Dataset records:

++++++++

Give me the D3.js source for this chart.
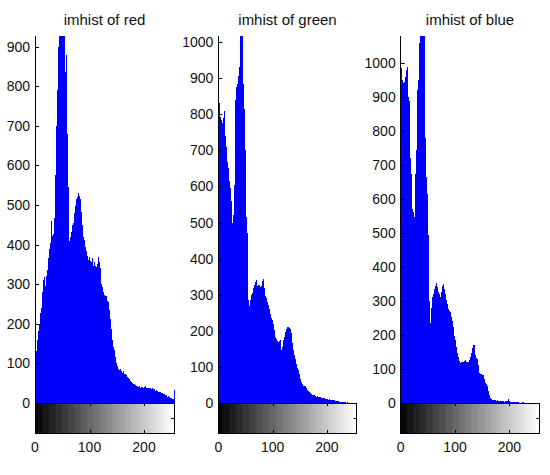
<!DOCTYPE html>
<html>
<head>
<meta charset="utf-8">
<title>imhist of red, green, blue</title>
<script src="https://d3js.org/d3.v7.min.js"></script>
<style>
  html, body { margin:0; padding:0; background:#fff; }
  svg { display:block; }
  text { font-family: "Liberation Sans", Arial, sans-serif; fill:#111; }
</style>
</head>
<body>
<svg id="chart"></svg>
<script>
// pixel counts per gray level (0..255)
var redCounts = [
  98,105,118,132,146,160,174,182,190,199,
  215,228,241,262,281,300,311,317,305,296,
  290,306,322,335,352,366,380,388,397,405,
  430,460,421,410,428,445,468,490,575,660,
  700,735,790,835,900,960,1050,1150,1240,1310,
  1280,1190,1120,1060,990,940,835,880,735,680,
  625,545,470,410,370,398,420,432,445,450,
  452,455,468,480,490,498,507,515,520,526,
  530,524,520,515,498,482,465,450,435,420,
  412,403,395,390,385,380,371,363,355,362,
  370,358,354,350,357,365,352,340,346,351,
  355,347,340,344,347,350,362,370,355,348,
  340,320,300,293,286,280,275,270,272,268,
  271,270,264,258,255,245,235,225,212,200,
  187,173,160,151,142,133,125,117,108,100,
  96,93,90,85,80,83,78,85,80,76,
  72,76,70,80,74,69,72,66,70,65,
  61,63,58,60,56,55,52,54,49,51,
  47,45,48,43,46,42,44,40,43,39,
  41,38,42,38,37,40,36,41,39,37,
  40,38,42,36,39,37,38,35,39,36,
  38,34,38,36,33,37,34,35,32,35,
  33,30,32,29,30,31,27,29,26,28,
  25,27,24,22,25,21,22,23,19,21,
  18,19,16,15,17,14,15,13,12,13,
  11,12,10,11,9,32
];
var greenCounts = [
  895,870,830,800,792,785,780,776,770,765,
  790,810,760,740,725,710,690,668,650,640,
  615,605,595,585,560,523,487,500,520,560,
  605,810,840,860,875,880,885,895,905,930,
  990,1060,1120,1080,980,1050,885,850,815,780,
  700,630,515,470,340,285,270,262,268,275,
  285,292,300,306,313,318,322,326,330,336,
  342,330,322,325,328,327,327,322,313,320,
  325,332,338,345,330,318,303,297,291,285,
  280,276,271,266,260,255,248,242,236,230,
  225,218,211,202,193,183,180,177,174,171,
  168,165,168,171,174,160,148,137,140,155,
  165,175,183,190,196,202,206,209,211,211,
  210,209,207,206,195,174,165,155,146,140,
  134,128,122,115,109,103,97,91,85,79,
  72,67,62,58,55,52,49,47,46,44,
  46,40,42,36,37,31,33,28,30,26,
  27,24,25,22,23,20,22,19,21,18,
  20,17,19,16,18,15,17,14,16,13,
  15,12,14,13,11,13,10,12,11,9,
  12,10,11,8,10,8,9,7,9,6,
  8,6,7,5,7,5,6,4,6,4,
  5,3,5,3,4,2,4,2,3,2,
  2,3,1,2,1,2,1,1,2,1,
  1,0,1,0,0,1,0,0,1,0,
  0,0,0,0,0,0
];
var blueCounts = [
  998,985,960,950,945,940,942,945,950,958,
  970,980,990,940,900,895,890,775,720,675,
  577,570,567,562,557,548,540,533,675,745,
  813,920,935,950,1010,1060,1120,1180,1230,1260,
  1240,1190,1130,1090,900,780,695,665,636,615,
  597,495,420,300,218,235,252,280,310,313,
  316,320,328,336,344,350,354,342,330,326,
  323,320,308,296,312,326,340,345,350,342,
  335,328,320,310,303,297,291,284,278,272,
  270,267,260,254,248,240,231,223,210,197,
  184,174,164,155,148,142,136,130,124,119,
  117,119,121,120,118,117,120,123,125,126,
  124,122,121,120,121,121,124,128,131,136,
  141,146,154,162,170,166,170,141,136,133,
  131,129,126,112,98,87,86,85,84,83,
  83,83,83,78,70,63,59,55,52,49,
  40,34,29,24,19,15,13,11,10,9,
  9,8,10,8,7,8,6,7,8,6,
  7,5,6,7,5,6,4,6,5,4,
  5,4,6,3,5,4,3,5,6,12,
  5,3,4,2,4,3,2,3,2,3,
  2,3,1,2,1,2,1,2,0,1,
  1,0,1,0,2,3,2,1,0,1,
  0,0,1,0,0,0,0,0,0,0,
  0,0,0,0,0,0,0,0,0,0,
  0,0,0,0,0,0
];

var titles = ["imhist of red", "imhist of green", "imhist of blue"];
var counts = [redCounts, greenCounts, blueCounts];
var yMaxes = [927, 1017, 1080];
var yTickVals = [d3.range(0, 901, 100), d3.range(0, 1001, 100), d3.range(0, 1001, 100)];
var xTickVals = [0, 100, 200];

var width = 550,
    height = 475;
var plotTop = 36, plotBottom = 403, barBottom = 433;
var lefts = [35, 218.3, 400.7],
    rights = [174, 356.7, 539.3];

var svg = d3.select("#chart")
    .attr("width", width)
    .attr("height", height);

svg.append("rect")
    .attr("width", width)
    .attr("height", height)
    .attr("fill", "#fff");

for (var p = 0; p < 3; p++) {
  var x = d3.scaleLinear().domain([0, 255]).range([lefts[p], rights[p]]);
  var xc = d3.scaleLinear().domain([0, 256]).range([lefts[p], rights[p]]);
  var y = d3.scaleLinear().domain([0, yMaxes[p]]).range([plotBottom, plotTop]);
  var g = svg.append("g");

  // clip the tall peaks at the top of the axes, like matlab does
  g.append("clipPath")
      .attr("id", "clip" + p)
    .append("rect")
      .attr("x", lefts[p] - 1)
      .attr("y", plotTop)
      .attr("width", rights[p] - lefts[p] + 2)
      .attr("height", plotBottom - plotTop);

  // stems
  g.append("g")
      .attr("clip-path", "url(#clip" + p + ")")
      .attr("shape-rendering", "crispEdges")
    .selectAll("line")
    .data(counts[p])
    .enter().append("line")
      .attr("x1", function(d, i) { return x(i); })
      .attr("x2", function(d, i) { return x(i); })
      .attr("y1", y(0))
      .attr("y2", function(d) { return y(d); })
      .attr("stroke", "#0000ff")
      .attr("stroke-width", 1);

  // y axis line + inward ticks
  g.append("line")
      .attr("x1", lefts[p]).attr("x2", lefts[p])
      .attr("y1", plotTop).attr("y2", plotBottom)
      .attr("stroke", "#000")
      .attr("shape-rendering", "crispEdges");
  g.selectAll(".ytick")
    .data(yTickVals[p])
    .enter().append("line")
      .attr("class", "ytick")
      .attr("x1", lefts[p]).attr("x2", lefts[p] + 4)
      .attr("y1", function(d) { return Math.round(y(d)) + 0.5; })
      .attr("y2", function(d) { return Math.round(y(d)) + 0.5; })
      .attr("stroke", "#000");
  g.selectAll(".ylab")
    .data(yTickVals[p])
    .enter().append("text")
      .attr("class", "ylab")
      .attr("x", lefts[p] - 5)
      .attr("y", function(d) { return y(d) + 5; })
      .attr("text-anchor", "end")
      .style("font-size", "14px")
      .text(function(d) { return d; });

  // gray colorbar under the histogram
  g.selectAll(".cell")
    .data(d3.range(256))
    .enter().append("rect")
      .attr("class", "cell")
      .attr("x", function(d) { return xc(d); })
      .attr("y", plotBottom)
      .attr("width", function(d) { return d == 255 ? xc(256) - xc(255) : xc(d + 1) - xc(d) + 0.5; })
      .attr("height", barBottom - plotBottom)
      .attr("fill", function(d) { return d3.rgb(d, d, d); });
  g.append("rect")
      .attr("x", lefts[p])
      .attr("y", plotBottom)
      .attr("width", rights[p] - lefts[p])
      .attr("height", barBottom - plotBottom)
      .attr("fill", "none")
      .attr("stroke", "#000")
      .attr("shape-rendering", "crispEdges");
  g.selectAll(".xtick")
    .data(xTickVals)
    .enter().append("path")
      .attr("class", "xtick")
      .attr("d", function(d) {
        var xx = Math.round(x(d)) + 0.5;
        return "M" + xx + "," + plotBottom + "v3M" + xx + "," + barBottom + "v-3";
      })
      .attr("stroke", "#000");
  g.append("path")
      .attr("d", "M" + lefts[p] + "," + (plotBottom + 15.5) + "h3M" + rights[p] + "," + (plotBottom + 15.5) + "h-3")
      .attr("stroke", "#000");
  g.selectAll(".xlab")
    .data(xTickVals)
    .enter().append("text")
      .attr("class", "xlab")
      .attr("x", function(d) { return x(d); })
      .attr("y", 452)
      .attr("text-anchor", "middle")
      .style("font-size", "14px")
      .text(function(d) { return d; });

  g.append("text")
      .attr("x", (lefts[p] + rights[p]) / 2)
      .attr("y", 25)
      .attr("text-anchor", "middle")
      .style("font-size", "15px")
      .text(titles[p]);
}
</script>
</body>
</html>
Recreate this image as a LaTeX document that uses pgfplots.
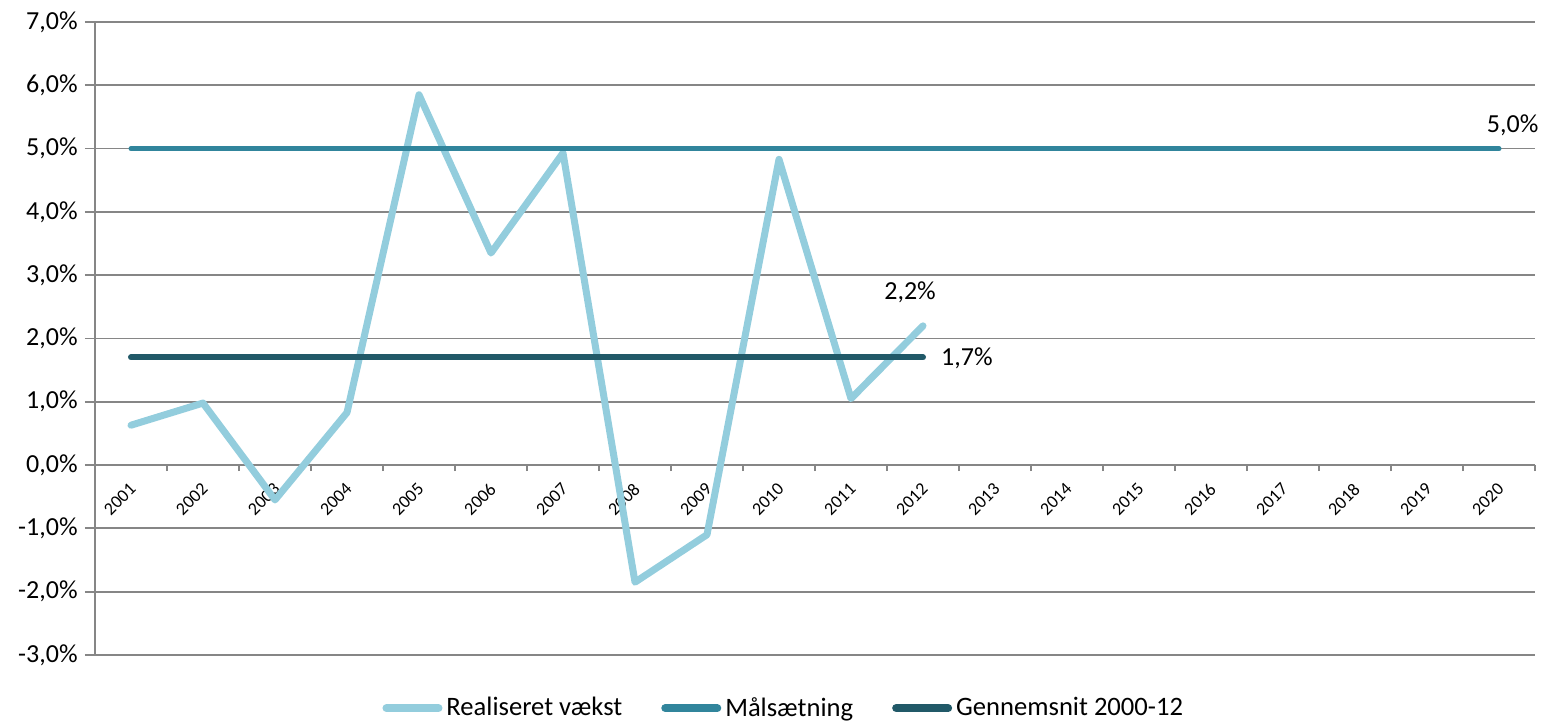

++++++++

**Requirement:** Check each line of the records above for the word "this", then give the number of lines that have it, with no other words.

**Worked answer:** 2